La
politica europea della Germania è mutata, e il mutamento è distinto e professo,
anche se si fa finta che non ci sia. Non più “la Germania nell’Europa” di Kohl,
ma la variabile europea della politica tedesca. Che è la divisa di Angela
Merkel, senza più maschera. La cancelliera per anni ha girato le capitali
europee presentandosi come “la meno peggio” o “l’ultima europeista”: “Sapeste
in Germania…”, sussurrando. Intendendo: l’opinione e i partiti sono sciovinisti,
io sono la garanzia della Germania europea.
Si
precisa invece d’un tratto, nel suo governo di centro-sinistra o grande
coalizione, una vocazione autoritaria.
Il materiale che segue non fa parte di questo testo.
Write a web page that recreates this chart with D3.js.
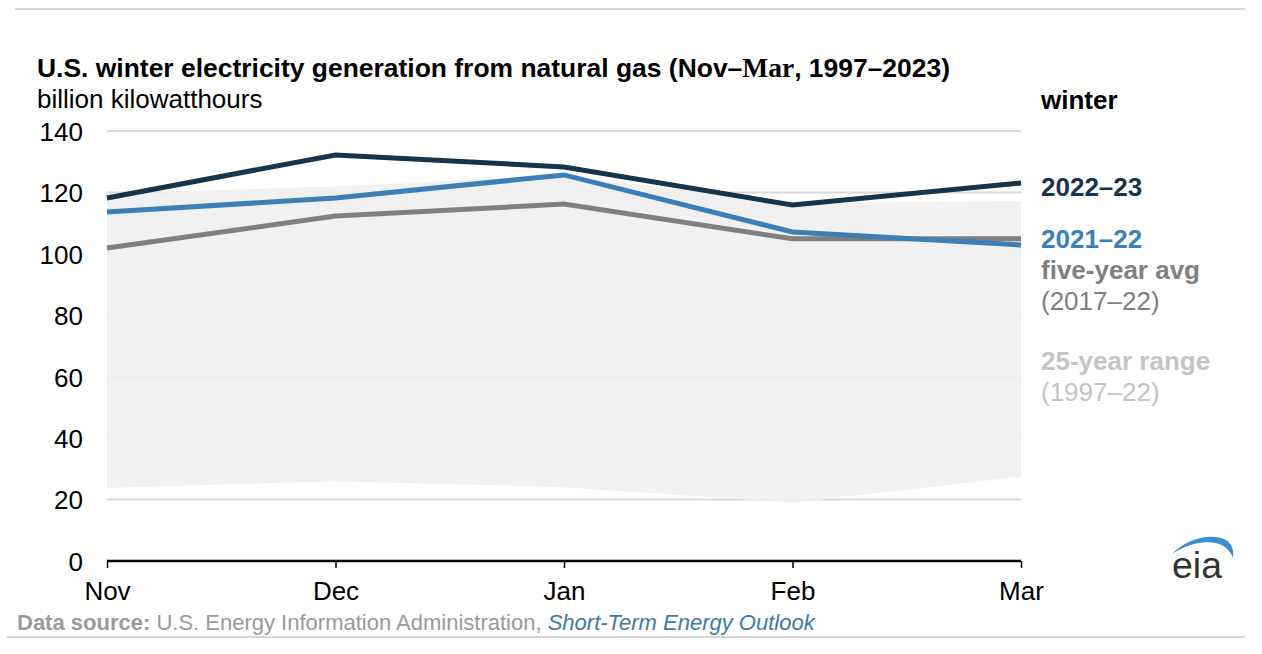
<!DOCTYPE html>
<html>
<head>
<meta charset="utf-8">
<script src="https://cdn.jsdelivr.net/npm/d3@7"></script>
<style>
  body { margin: 0; background: #fff; }
  svg { font-family: "Liberation Sans", Arial, sans-serif; }
</style>
</head>
<body>
<svg id="chart" width="1262" height="654"></svg>
<script>
const months = ["Nov", "Dec", "Jan", "Feb", "Mar"];
const winter2223 = [118.2, 132.2, 128.3, 115.9, 123.1];
const winter2122 = [113.6, 118.2, 125.7, 107.1, 102.9];
const fiveYearAvg = [101.9, 112.3, 116.2, 104.9, 104.9];
const rangeHigh = [119.5, 122, 125.5, 116.5, 117.2];
const rangeLow = [23.8, 26, 24, 19, 27.5];
const yTicks = [0, 20, 40, 60, 80, 100, 120, 140];

const svg = d3.select("#chart");

const xScale = d3.scalePoint()
    .domain(months)
    .range([107, 1021]);

const yScale = d3.scaleLinear()
    .domain([0, 140])
    .range([561, 131]);

// frame lines top and bottom
svg.append("line")
    .attr("x1", 15).attr("x2", 1245).attr("y1", 9).attr("y2", 9)
    .attr("stroke", "#d6d6d6").attr("stroke-width", 2);
svg.append("line")
    .attr("x1", 7).attr("x2", 1245).attr("y1", 637).attr("y2", 637)
    .attr("stroke", "#d6d6d6").attr("stroke-width", 2);

// title
const title = svg.append("text")
    .attr("x", 37).attr("y", 77)
    .attr("font-size", 26).attr("font-weight", "bold").attr("fill", "#000")
    .attr("textLength", 913).attr("lengthAdjust", "spacingAndGlyphs");
title.append("tspan").text("U.S. winter electricity generation from natural gas (Nov–");
title.append("tspan").attr("font-family", "Liberation Serif").attr("font-size", 27).text("Mar");
title.append("tspan").text(", 1997–2023)");

svg.append("text")
    .attr("x", 37).attr("y", 108)
    .attr("font-size", 26).attr("fill", "#000")
    .text("billion kilowatthours");

// gridlines
svg.append("g")
    .selectAll("line")
    .data(yTicks.filter(d => d > 0))
    .join("line")
    .attr("x1", 107).attr("x2", 1021)
    .attr("y1", d => yScale(d)).attr("y2", d => yScale(d))
    .attr("stroke", "#d9d9d9").attr("stroke-width", 2);

// 25-year range band
const band = d3.area()
    .x((d, i) => xScale(months[i]))
    .y0((d, i) => yScale(rangeLow[i]))
    .y1(d => yScale(d));

svg.append("path")
    .datum(rangeHigh)
    .attr("d", band)
    .attr("fill", "#f0f0f0")
    .attr("fill-opacity", 0.92);

// y axis labels
const yAxis = d3.axisLeft(yScale).tickValues(yTicks).tickSize(0).tickPadding(0);
const yG = svg.append("g")
    .attr("transform", "translate(83,0)")
    .call(yAxis);
yG.select(".domain").remove();
yG.selectAll("text")
    .attr("font-size", 26).attr("fill", "#000")
    .attr("font-family", "Liberation Sans, Arial, sans-serif")
    .attr("dy", "0.36em");

// x axis
const xAxis = d3.axisBottom(xScale).tickSize(7).tickPadding(14);
const xG = svg.append("g")
    .attr("transform", "translate(0,561)")
    .call(xAxis);
xG.select(".domain").attr("stroke", "#000").attr("stroke-width", 2.5)
    .attr("d", "M107,0H1021");
xG.selectAll(".tick line").attr("stroke", "#000").attr("stroke-width", 1.5);
xG.selectAll("text")
    .attr("font-size", 26).attr("fill", "#000")
    .attr("font-family", "Liberation Sans, Arial, sans-serif");

// lines
const myLine = d3.line()
    .x((d, i) => xScale(months[i]))
    .y(d => yScale(d));

const series = [
    { values: fiveYearAvg, color: "#808080" },
    { values: winter2122, color: "#3b7fb6" },
    { values: winter2223, color: "#17344d" }
];

svg.selectAll(".series")
    .data(series)
    .join("path")
    .attr("class", "series")
    .attr("d", d => myLine(d.values))
    .attr("fill", "none")
    .attr("stroke", d => d.color)
    .attr("stroke-width", 5);

// legend labels
const legend = [
    { text: "winter", y: 109, color: "#000", weight: "bold" },
    { text: "2022–23", y: 196, color: "#17344d", weight: "bold" },
    { text: "2021–22", y: 248, color: "#3b7fb6", weight: "bold" },
    { text: "five-year avg", y: 279, color: "#808080", weight: "bold" },
    { text: "(2017–22)", y: 310, color: "#808080", weight: "normal" },
    { text: "25-year range", y: 370, color: "#c4c4c4", weight: "bold" },
    { text: "(1997–22)", y: 401, color: "#c4c4c4", weight: "normal" }
];

svg.append("g")
    .selectAll("text")
    .data(legend)
    .join("text")
    .attr("x", 1041)
    .attr("y", d => d.y)
    .attr("font-size", 26)
    .attr("font-weight", d => d.weight)
    .attr("fill", d => d.color)
    .text(d => d.text);

// source note
const src = svg.append("text")
    .attr("x", 17).attr("y", 630)
    .attr("font-size", 22).attr("fill", "#9a9a9a");
src.append("tspan").attr("font-weight", "bold").text("Data source: ");
src.append("tspan").text("U.S. Energy Information Administration, ");
src.append("tspan").attr("font-style", "italic").attr("fill", "#3f7aa6").text("Short-Term Energy Outlook");

// eia logo
const logo = svg.append("g").attr("transform", "translate(1150,520)");
logo.append("path")
    .attr("d", "M22,34 C35,20 60,12 76,20 C82,24 84,30 83,38 C80,30 74,25 66,23 C52,20 35,25 22,34 Z")
    .attr("fill", "#3b8fd0");
logo.append("text")
    .attr("x", 22).attr("y", 58)
    .attr("font-size", 36)
    .attr("fill", "#333")
    .attr("textLength", 50).attr("lengthAdjust", "spacingAndGlyphs")
    .text("eia");
</script>
</body>
</html>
Si spiegano le riserve ormai quasi
ventennali di Kohl, che pure l’aveva voluta sua delfina. Malgrado abbia imbarcato
i socialisti al governo, Merkel continua a boicottare ogni piano di rilancio
degli investimenti e dell’offerta. Comprese le “riforme” che impone: la
liberalizzazione totale del lavoro non smuove niente se non è accompagnata da
politiche macroeconomiche, specie dal lato della domanda (del reddito: retribuzioni,
occupazione, fiscalità). Malgrado la deflazione nel continente, malgrado la
recessione in Italia.
Merkel
chiede “tagli e rigore” in forme e in tempi che si sa, non da ora, sono la
ricetta sbagliata. Per questo l’Europa è l’unica area economica al mondo ancora
in crisi, mentre (citare qui antiit..). E lo fa con cognizione di causa: è a
lei che vanno ascritti i veti periodici di Schaüble e Weidmann, il ministro del
Tesoro e il presidente della Bundesbank. E comunque in politica si sta ai
fatti, non si fa l’anamnesi delle
intenzioni.
Il
fatto è che l’Europa è in crisi perché la Germania la vuole in crisi. Vuole la
rovina dell’Europa per meglio far risplendere la Germania – col “nucleo nordico”,
Olanda, Belgio, Finlandia, Baltici, Austria e, checché si dica, la Bce.